The United Arab Emirates (UAE) has implemented Economic Substance Regulations (ESR) to ensure that companies engaged in certain activities have substantial operations within the country. The ESR requires entities engaged in specific activities to demonstrate substantial economic presence within the UAE. This article explores the key aspects of the UAE Economic Substance Regulations and provides best practices for businesses to navigate them.

Navigating the UAE Economic Substance Regulations

The Economic Substance Regulations were first introduced in the UAE through Cabinet Resolution No. 31 of 2019 and later amended by Cabinet Resolution No. 57 of 2020. Some key points about the regulations:

  • This applies to UAE free zone companies and UAE onshore companies that carry out ‘relevant activities’. Relevant activities include banking, insurance, fund management, finance and leasing, headquarters business, shipping, holding company business, intellectual property business, and distribution and service center business.
  • Companies must satisfy the economic substance test for their relevant activity.

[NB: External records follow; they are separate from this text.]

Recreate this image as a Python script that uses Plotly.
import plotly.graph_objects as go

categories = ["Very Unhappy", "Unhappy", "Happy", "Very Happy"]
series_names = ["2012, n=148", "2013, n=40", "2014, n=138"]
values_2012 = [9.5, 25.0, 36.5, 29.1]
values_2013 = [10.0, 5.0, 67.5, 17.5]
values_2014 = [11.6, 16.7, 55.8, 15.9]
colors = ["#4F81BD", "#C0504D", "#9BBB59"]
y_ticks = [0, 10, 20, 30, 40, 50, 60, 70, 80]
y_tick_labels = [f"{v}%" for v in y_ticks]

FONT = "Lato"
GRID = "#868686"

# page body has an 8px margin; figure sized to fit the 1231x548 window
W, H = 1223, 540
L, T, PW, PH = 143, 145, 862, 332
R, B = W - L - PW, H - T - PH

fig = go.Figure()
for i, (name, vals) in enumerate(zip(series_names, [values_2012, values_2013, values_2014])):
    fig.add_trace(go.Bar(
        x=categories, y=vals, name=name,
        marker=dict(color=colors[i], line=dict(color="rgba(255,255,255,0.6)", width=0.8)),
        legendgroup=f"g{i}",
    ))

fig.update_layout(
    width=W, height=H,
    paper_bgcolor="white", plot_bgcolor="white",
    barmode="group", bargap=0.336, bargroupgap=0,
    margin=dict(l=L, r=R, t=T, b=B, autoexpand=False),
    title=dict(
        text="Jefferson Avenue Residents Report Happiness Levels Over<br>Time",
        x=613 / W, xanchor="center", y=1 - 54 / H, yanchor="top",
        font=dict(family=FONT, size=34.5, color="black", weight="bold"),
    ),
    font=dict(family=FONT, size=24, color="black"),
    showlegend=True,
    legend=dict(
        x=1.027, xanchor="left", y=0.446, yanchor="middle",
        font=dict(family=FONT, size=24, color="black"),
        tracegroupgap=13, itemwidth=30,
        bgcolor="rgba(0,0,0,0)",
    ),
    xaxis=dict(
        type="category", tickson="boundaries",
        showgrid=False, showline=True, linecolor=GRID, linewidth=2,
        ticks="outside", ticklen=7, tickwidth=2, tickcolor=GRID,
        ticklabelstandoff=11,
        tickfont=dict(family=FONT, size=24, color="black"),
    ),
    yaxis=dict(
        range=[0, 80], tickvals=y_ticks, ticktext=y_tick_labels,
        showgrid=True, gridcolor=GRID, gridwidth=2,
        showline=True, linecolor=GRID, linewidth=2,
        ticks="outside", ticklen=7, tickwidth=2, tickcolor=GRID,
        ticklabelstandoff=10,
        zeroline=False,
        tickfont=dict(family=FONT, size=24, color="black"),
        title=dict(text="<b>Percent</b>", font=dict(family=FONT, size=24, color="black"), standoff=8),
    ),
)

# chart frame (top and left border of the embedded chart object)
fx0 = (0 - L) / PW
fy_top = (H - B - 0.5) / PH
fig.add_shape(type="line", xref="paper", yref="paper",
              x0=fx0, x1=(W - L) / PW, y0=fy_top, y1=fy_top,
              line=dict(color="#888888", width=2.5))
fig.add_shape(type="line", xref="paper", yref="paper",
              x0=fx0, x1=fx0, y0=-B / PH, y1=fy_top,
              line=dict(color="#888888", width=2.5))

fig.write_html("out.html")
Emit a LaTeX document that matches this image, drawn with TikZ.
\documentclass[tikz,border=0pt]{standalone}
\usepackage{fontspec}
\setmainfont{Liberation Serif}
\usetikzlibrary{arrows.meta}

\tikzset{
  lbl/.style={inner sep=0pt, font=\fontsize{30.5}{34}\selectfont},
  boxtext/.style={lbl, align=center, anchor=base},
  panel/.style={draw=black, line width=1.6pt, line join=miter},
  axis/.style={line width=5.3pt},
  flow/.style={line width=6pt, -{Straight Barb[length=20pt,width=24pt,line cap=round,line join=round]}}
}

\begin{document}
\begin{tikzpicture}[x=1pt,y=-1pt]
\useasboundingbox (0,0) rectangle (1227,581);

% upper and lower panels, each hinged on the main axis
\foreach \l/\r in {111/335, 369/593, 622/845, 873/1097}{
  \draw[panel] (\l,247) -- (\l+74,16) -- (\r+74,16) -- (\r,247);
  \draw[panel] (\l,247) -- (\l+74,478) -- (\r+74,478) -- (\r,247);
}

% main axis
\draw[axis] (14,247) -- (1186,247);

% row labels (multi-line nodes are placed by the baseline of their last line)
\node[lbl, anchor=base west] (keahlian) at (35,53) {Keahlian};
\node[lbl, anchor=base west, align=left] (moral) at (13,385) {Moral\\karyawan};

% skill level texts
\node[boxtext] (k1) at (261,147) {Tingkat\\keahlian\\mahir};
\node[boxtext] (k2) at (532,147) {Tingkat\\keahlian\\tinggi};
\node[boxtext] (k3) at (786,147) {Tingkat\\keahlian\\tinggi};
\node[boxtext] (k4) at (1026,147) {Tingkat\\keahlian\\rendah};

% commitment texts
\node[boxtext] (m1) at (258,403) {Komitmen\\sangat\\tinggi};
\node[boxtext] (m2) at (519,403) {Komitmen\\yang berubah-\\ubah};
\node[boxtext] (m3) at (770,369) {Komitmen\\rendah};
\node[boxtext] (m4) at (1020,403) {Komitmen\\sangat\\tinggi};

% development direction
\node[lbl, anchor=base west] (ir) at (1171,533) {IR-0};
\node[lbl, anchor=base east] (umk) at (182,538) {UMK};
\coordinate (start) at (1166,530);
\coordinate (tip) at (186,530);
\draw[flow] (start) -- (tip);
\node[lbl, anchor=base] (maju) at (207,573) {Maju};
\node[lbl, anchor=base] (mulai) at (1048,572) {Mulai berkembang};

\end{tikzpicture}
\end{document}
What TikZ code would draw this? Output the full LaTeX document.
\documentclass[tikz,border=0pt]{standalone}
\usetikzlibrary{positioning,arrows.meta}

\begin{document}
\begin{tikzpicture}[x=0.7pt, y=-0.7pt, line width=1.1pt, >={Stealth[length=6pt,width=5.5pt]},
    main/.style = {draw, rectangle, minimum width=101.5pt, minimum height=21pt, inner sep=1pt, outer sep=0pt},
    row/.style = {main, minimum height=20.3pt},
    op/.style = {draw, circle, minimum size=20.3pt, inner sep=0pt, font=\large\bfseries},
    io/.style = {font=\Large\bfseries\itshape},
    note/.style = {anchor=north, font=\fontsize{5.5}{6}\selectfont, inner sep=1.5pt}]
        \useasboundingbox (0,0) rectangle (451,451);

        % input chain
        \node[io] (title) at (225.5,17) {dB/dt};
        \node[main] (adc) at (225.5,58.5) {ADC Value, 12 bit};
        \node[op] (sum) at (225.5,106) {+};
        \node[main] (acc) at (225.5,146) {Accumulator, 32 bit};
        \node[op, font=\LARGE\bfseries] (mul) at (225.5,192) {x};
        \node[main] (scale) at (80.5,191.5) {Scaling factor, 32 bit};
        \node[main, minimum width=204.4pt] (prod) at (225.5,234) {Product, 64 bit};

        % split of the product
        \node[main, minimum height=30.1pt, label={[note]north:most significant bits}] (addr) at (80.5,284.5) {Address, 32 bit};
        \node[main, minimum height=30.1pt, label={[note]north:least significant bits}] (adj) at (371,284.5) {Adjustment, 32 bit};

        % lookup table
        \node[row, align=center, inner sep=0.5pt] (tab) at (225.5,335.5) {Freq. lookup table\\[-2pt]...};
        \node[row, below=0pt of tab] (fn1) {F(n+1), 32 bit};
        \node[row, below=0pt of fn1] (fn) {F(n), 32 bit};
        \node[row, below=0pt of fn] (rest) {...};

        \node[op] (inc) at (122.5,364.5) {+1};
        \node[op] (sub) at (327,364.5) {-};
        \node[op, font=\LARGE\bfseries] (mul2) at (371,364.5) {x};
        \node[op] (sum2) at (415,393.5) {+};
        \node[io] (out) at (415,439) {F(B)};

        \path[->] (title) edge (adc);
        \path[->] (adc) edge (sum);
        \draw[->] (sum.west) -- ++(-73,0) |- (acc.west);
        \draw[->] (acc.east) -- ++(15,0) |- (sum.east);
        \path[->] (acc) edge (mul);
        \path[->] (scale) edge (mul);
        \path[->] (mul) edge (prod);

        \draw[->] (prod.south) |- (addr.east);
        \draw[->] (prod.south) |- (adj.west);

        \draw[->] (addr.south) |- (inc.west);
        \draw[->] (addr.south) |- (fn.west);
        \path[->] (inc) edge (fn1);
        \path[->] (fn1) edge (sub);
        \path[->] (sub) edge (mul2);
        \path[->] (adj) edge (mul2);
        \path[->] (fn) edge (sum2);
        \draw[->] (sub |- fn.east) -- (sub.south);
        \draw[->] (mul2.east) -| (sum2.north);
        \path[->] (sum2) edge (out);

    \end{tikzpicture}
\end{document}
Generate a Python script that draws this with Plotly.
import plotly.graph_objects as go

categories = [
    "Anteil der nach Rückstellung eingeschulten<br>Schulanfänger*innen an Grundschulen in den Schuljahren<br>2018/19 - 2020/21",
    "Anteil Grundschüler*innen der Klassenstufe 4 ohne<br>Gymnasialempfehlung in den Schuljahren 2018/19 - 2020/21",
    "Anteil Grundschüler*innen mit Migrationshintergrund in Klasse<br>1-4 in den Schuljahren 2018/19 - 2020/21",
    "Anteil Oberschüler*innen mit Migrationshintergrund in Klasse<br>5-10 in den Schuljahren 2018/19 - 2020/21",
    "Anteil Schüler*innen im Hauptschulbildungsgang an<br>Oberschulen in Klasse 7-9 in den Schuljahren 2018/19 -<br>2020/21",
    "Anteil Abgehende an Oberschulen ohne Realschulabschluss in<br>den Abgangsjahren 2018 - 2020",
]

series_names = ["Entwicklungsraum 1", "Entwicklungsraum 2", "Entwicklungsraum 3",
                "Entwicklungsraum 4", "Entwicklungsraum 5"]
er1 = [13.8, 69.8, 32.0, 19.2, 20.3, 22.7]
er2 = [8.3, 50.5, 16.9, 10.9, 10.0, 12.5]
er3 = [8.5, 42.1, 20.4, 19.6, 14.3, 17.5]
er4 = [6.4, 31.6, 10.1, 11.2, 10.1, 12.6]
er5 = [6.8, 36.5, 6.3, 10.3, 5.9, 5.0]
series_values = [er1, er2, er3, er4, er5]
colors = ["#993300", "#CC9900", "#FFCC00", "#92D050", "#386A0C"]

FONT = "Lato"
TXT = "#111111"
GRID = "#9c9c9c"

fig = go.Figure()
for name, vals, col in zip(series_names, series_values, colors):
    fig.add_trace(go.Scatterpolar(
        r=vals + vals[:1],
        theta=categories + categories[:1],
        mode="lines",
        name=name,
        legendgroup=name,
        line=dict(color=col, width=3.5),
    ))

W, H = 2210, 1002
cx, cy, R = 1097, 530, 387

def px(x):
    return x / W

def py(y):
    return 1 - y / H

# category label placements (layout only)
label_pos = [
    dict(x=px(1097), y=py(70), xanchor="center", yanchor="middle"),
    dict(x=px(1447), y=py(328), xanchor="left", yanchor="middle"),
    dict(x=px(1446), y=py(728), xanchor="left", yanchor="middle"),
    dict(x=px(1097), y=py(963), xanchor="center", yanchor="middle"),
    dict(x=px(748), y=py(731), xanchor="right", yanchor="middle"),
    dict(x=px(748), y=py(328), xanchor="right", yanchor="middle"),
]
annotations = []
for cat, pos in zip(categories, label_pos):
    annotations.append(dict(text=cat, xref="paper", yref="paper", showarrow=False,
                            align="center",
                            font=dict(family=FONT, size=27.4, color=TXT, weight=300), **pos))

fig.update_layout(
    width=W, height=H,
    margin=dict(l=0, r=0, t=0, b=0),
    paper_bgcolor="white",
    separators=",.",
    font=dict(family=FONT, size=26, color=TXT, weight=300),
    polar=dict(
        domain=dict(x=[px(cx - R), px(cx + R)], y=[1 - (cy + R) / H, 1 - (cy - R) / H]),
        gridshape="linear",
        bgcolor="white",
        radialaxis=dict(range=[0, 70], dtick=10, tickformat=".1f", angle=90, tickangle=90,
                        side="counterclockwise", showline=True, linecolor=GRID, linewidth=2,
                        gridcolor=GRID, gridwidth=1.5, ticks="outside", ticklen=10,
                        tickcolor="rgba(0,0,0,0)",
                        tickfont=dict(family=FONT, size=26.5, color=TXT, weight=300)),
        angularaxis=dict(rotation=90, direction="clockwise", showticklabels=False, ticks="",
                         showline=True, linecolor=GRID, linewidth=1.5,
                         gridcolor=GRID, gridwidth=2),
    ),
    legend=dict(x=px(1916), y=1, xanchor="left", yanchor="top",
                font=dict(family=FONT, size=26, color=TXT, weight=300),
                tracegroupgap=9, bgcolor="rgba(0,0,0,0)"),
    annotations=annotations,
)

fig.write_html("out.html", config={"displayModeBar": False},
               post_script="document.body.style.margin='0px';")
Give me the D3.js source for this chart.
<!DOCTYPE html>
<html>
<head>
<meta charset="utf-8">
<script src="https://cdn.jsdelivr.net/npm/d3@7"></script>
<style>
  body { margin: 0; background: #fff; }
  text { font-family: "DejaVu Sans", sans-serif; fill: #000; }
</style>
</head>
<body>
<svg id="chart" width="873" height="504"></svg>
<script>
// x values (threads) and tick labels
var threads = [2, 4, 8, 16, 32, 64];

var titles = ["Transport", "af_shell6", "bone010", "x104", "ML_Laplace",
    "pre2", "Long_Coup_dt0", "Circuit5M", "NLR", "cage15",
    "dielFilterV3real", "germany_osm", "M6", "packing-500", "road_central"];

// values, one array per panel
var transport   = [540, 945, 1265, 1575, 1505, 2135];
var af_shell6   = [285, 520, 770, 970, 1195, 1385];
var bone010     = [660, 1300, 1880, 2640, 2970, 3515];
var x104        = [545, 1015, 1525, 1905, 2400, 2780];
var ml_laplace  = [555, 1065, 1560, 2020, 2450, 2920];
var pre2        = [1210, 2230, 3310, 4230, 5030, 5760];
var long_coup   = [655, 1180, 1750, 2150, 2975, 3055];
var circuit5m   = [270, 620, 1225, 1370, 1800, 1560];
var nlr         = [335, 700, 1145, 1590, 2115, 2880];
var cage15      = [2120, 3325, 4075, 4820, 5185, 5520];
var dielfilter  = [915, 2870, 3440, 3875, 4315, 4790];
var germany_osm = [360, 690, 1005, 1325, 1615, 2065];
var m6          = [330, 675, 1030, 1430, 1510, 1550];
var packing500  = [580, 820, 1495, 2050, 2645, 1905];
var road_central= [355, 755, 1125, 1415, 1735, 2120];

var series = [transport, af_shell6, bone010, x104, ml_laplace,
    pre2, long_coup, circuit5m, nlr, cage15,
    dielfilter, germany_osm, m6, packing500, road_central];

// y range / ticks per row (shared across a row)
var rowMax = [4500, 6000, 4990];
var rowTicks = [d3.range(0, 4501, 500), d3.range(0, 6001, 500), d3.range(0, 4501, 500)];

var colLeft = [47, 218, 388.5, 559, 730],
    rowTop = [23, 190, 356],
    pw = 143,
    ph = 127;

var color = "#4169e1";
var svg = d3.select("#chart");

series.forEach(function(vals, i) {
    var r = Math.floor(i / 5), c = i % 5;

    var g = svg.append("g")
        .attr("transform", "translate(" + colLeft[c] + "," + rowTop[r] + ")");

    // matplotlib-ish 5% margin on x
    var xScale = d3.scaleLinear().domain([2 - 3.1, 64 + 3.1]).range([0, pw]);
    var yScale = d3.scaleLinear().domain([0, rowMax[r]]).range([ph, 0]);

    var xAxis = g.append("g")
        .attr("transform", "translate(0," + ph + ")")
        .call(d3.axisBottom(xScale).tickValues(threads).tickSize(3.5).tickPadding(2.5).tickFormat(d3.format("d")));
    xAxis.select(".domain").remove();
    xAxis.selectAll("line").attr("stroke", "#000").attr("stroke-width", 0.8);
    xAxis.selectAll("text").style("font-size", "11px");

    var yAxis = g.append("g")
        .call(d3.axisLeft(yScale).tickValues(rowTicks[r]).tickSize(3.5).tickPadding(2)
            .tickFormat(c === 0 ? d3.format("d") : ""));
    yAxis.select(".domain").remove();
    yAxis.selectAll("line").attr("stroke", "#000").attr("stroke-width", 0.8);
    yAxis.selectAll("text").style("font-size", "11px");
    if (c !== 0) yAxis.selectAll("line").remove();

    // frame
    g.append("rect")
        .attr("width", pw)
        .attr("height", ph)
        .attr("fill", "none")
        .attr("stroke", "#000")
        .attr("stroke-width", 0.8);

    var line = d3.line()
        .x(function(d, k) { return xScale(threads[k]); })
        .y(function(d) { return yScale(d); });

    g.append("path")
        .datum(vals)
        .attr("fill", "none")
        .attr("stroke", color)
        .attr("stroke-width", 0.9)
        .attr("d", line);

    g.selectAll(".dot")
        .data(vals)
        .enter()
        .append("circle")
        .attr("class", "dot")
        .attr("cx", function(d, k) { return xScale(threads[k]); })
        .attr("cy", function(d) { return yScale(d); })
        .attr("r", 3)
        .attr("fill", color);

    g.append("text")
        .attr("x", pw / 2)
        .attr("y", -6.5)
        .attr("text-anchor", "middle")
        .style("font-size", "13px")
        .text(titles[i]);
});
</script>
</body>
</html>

This includes being directed and managed in the UAE, having adequate employees, incurring adequate operating expenditures in the UAE, and having adequate physical assets in the UAE.
  • Companies must file an annual notification with the Federal Tax Authority (FTA) declaring their relevant activities and providing information to demonstrate economic substance. Entities that meet the requirements to be treated as “exempt” do not need to demonstrate economic substance. However, such entities are required to file a Notification and provide sufficient evidence to support their exemption.
  • Penalties for non-compliance include financial penalties ranging from AED 20,000 – AED 400,000. Repeated non-compliance can result in deregistration or cancellation of licenses.
  • Economic Substance Regulations are in line with international standards and recommendations by the Organization for Economic Cooperation and Development (OECD). The regulations aim to avoid UAE’s inclusion in EU list of non-cooperative jurisdictions.

Read More: Economic Substance Regulations Penalty Email from FTA in UAE

Best Practices for Businesses to Navigate the UAE Economic Substance Regulations

To ensure compliance with the Economic Substance Regulations, businesses in the UAE should adopt the following best practices:

  1. Understand the Regulations: The first step for businesses is to understand the ESR and how they apply to their operations. This involves reviewing the relevant legislation, guidance, and other resources, such as the Ministry of Finance’s website, to ensure a clear understanding of the requirements. Businesses should identify the relevant activities they engage in and determine if they fall within the scope of the ESR. Understanding the regulations will help businesses avoid non-compliance and potential penalties.
  2. Conduct a Self-Assessment: Businesses should conduct a self-assessment to determine if they are subject to the ESR and what actions they need to take to comply. The self-assessment should cover all relevant activities and consider the requirements for each activity. This will help businesses identify any gaps in their compliance and develop a plan to address them. The self-assessment should be conducted regularly to ensure ongoing compliance.
  3. Develop a Compliance Plan: Once businesses have identified the requirements, they should develop a compliance plan that outlines the steps they need to take to meet the ESR requirements. The plan should include timelines, responsibilities, and resources required to implement the plan. It should also include procedures for monitoring and reviewing compliance on an ongoing basis. Developing a compliance plan will help businesses ensure that they are meeting the requirements and avoiding potential penalties.
  4. Maintain Adequate Records: Businesses should maintain adequate records to demonstrate compliance with the ESR requirements. The records should include information on the relevant activities, employees, assets, and other relevant information. This will help businesses provide evidence of compliance if requested by the relevant authorities. Maintaining adequate records will also help businesses identify any areas where they may need to improve their compliance.
  5. Seek Professional Advice: Businesses should seek professional advice from experts in the field to ensure they are complying with the regulations. Professional advisors, such as tax and legal experts, can provide guidance on the requirements, assist with compliance planning, and help businesses maintain adequate records. Seeking professional advice will help businesses ensure that they are meeting the requirements and avoiding potential penalties.
  6. Stay Up-to-Date: Businesses should stay up-to-date with any changes to the regulations and ensure they are complying with the latest requirements. They should monitor any guidance or other resources provided by the relevant authorities, such as the Ministry of Finance and the Federal Tax Authority. Staying up-to-date with the regulations will help businesses ensure ongoing compliance and avoid potential penalties.

Conclusion

Navigating the UAE Economic Substance Regulations can be challenging for businesses, but with the right approach, it is possible to comply with the regulations and avoid penalties. Businesses should take the time to understand the regulations, conduct a self-assessment, develop a compliance plan, maintain adequate records, seek professional advice, and stay up-to-date with any changes to the regulations. By following these best practices, businesses can ensure they are complying with the regulations and contributing to the overall integrity of the UAE’s business environment.